Ну и отправили Калинина к психиатрам. А те решили, что он здоров. Специалисты отметили: он определенно что-то скрывает. Так понятно что! Убивал девушек. А когда его за хвост схватили, решил под сумасшедшего косить. Упорно так твердил:
– Ничего не помню.
И ведь хитрый какой! Никто его ни с Вероникой, ни с Ольгой не видел! Но!
Глава двадцать третья
– Но? – повторила я.
– Уж как он все четко спланировал, – покачал головой Вадим, – свидетелей нет, «бомбил», которые убийцу ночью домой везли, найти без шансов. Вроде все он учел и, как водится, на фигне попался. На ремнях-то остались отпечатки его пальцев. Кирилл на суде заявил:
– Не помню ничего. Ни имен, ни лиц. Пригласил кого-то погулять, и бац – очнулся в парке!
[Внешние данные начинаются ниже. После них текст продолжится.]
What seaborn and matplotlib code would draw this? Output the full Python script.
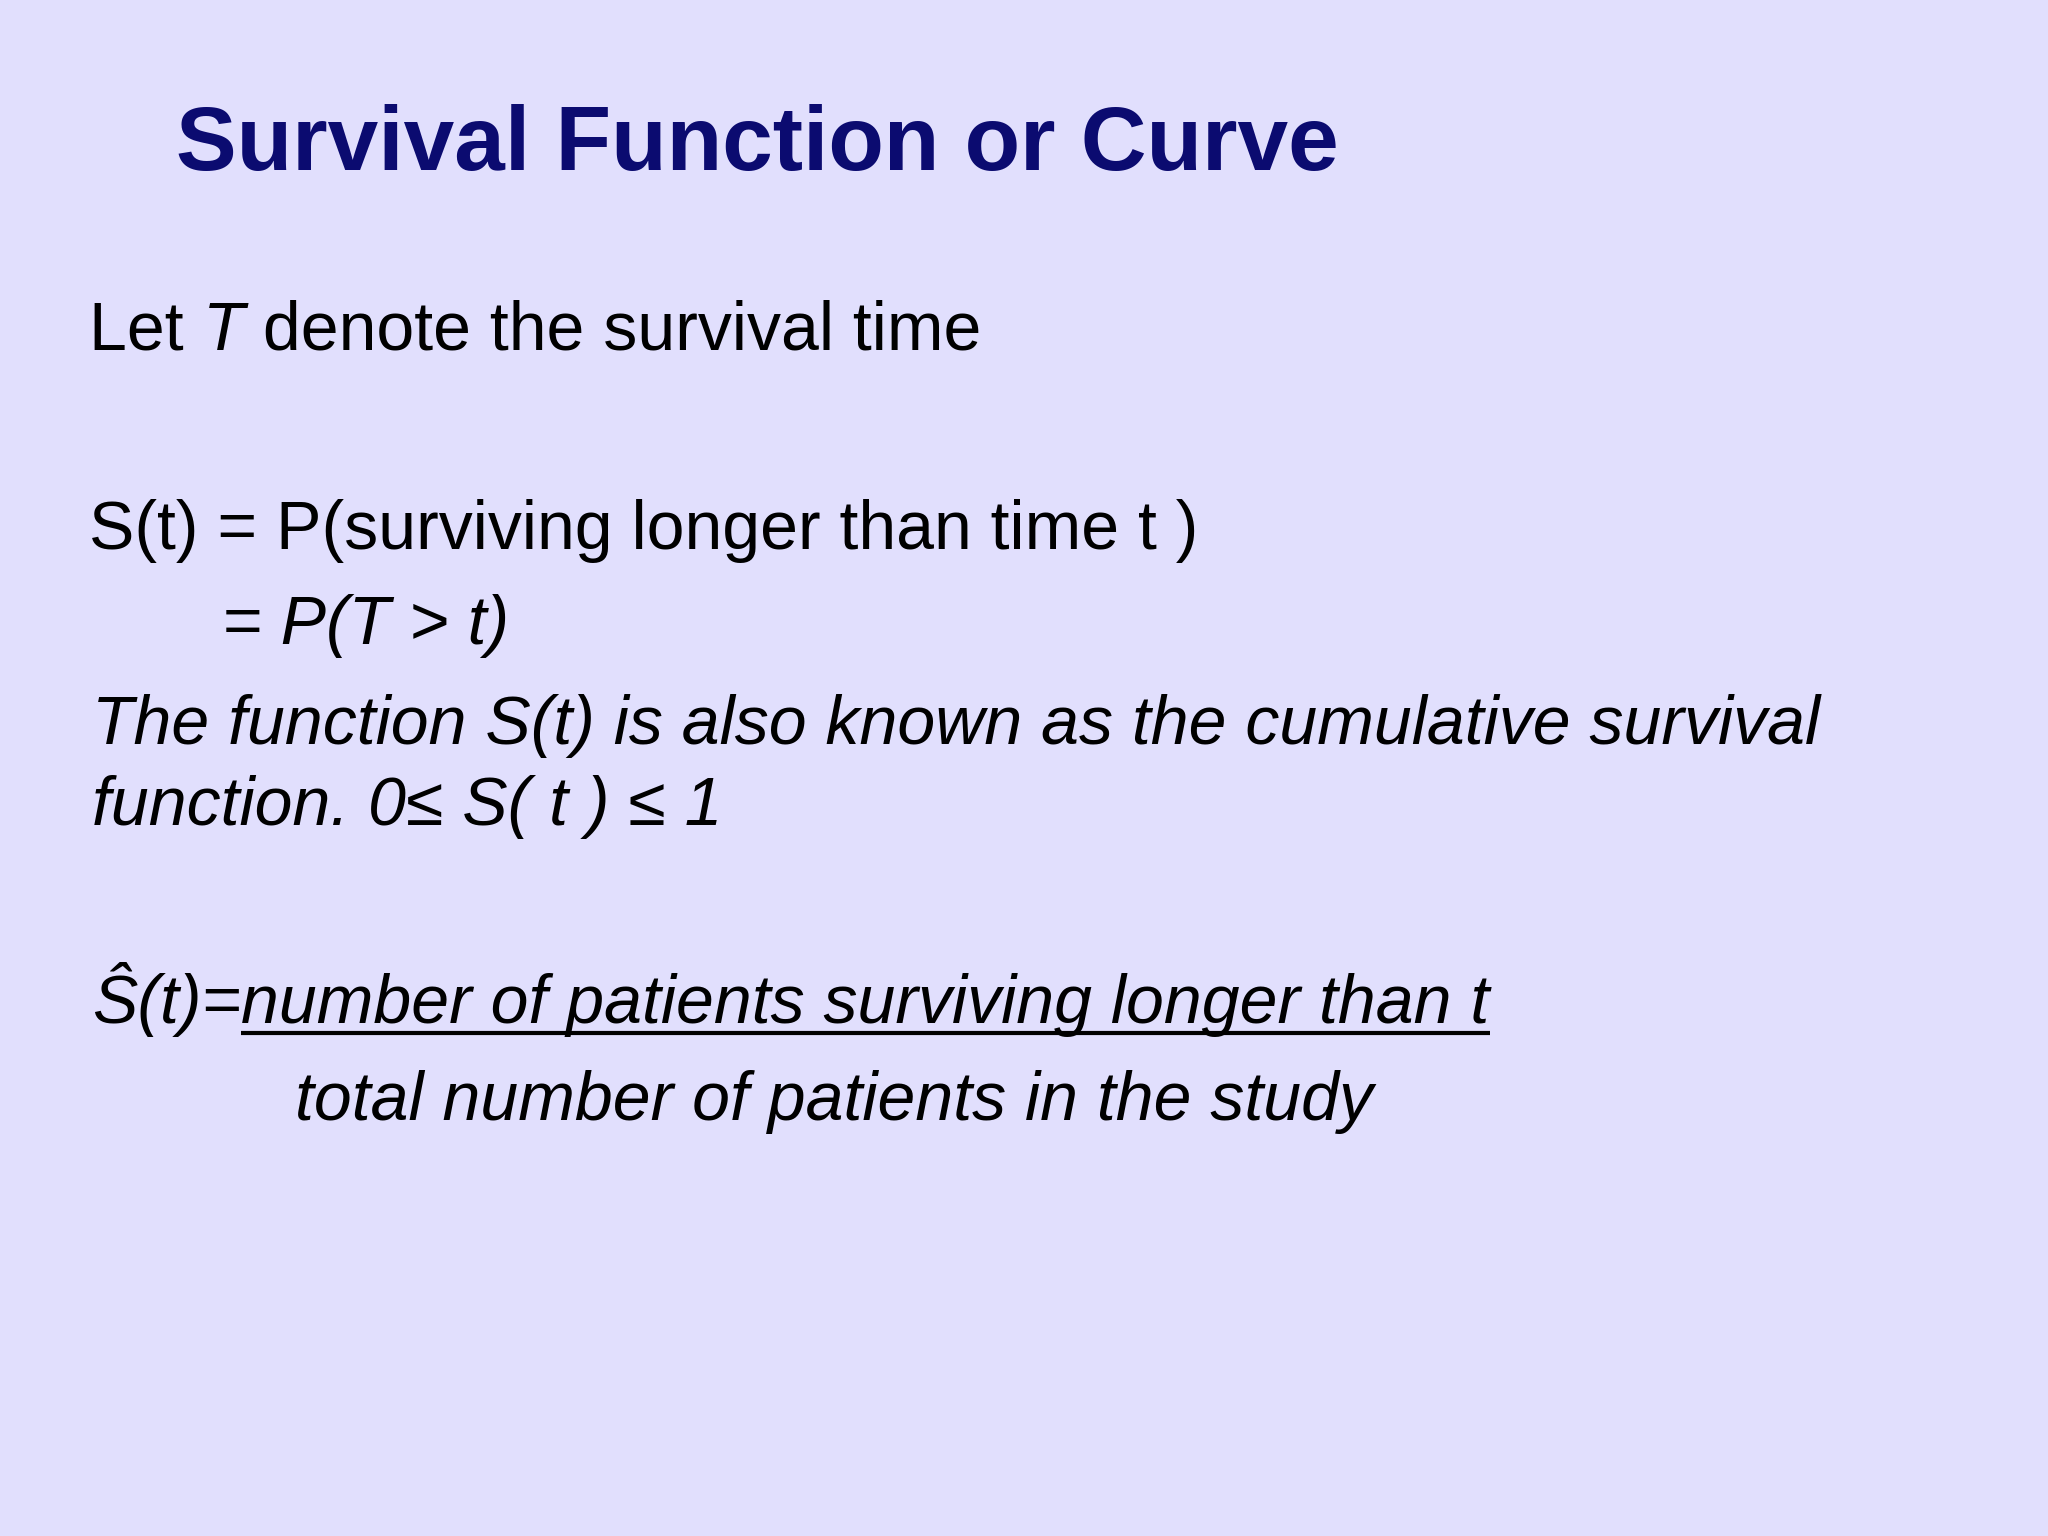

Твердо на своем стоял, в последнем слове заявил:
– Вы говорите, что я убил этих женщин. Мои отпечатки на ремнях. Не отрицаю: я покупал их, потому что вечно свои брючные пояса куда-то девал, пропадали они! Мои отпечатки нашли? Так я носил ремни! Вот и весь ответ.
– М-да, – крякнул Степан.
– Пискарев его почти умолял: «Назови имена-фамилии всех убитых, определенно их больше. Я за это могу тебе срок скостить».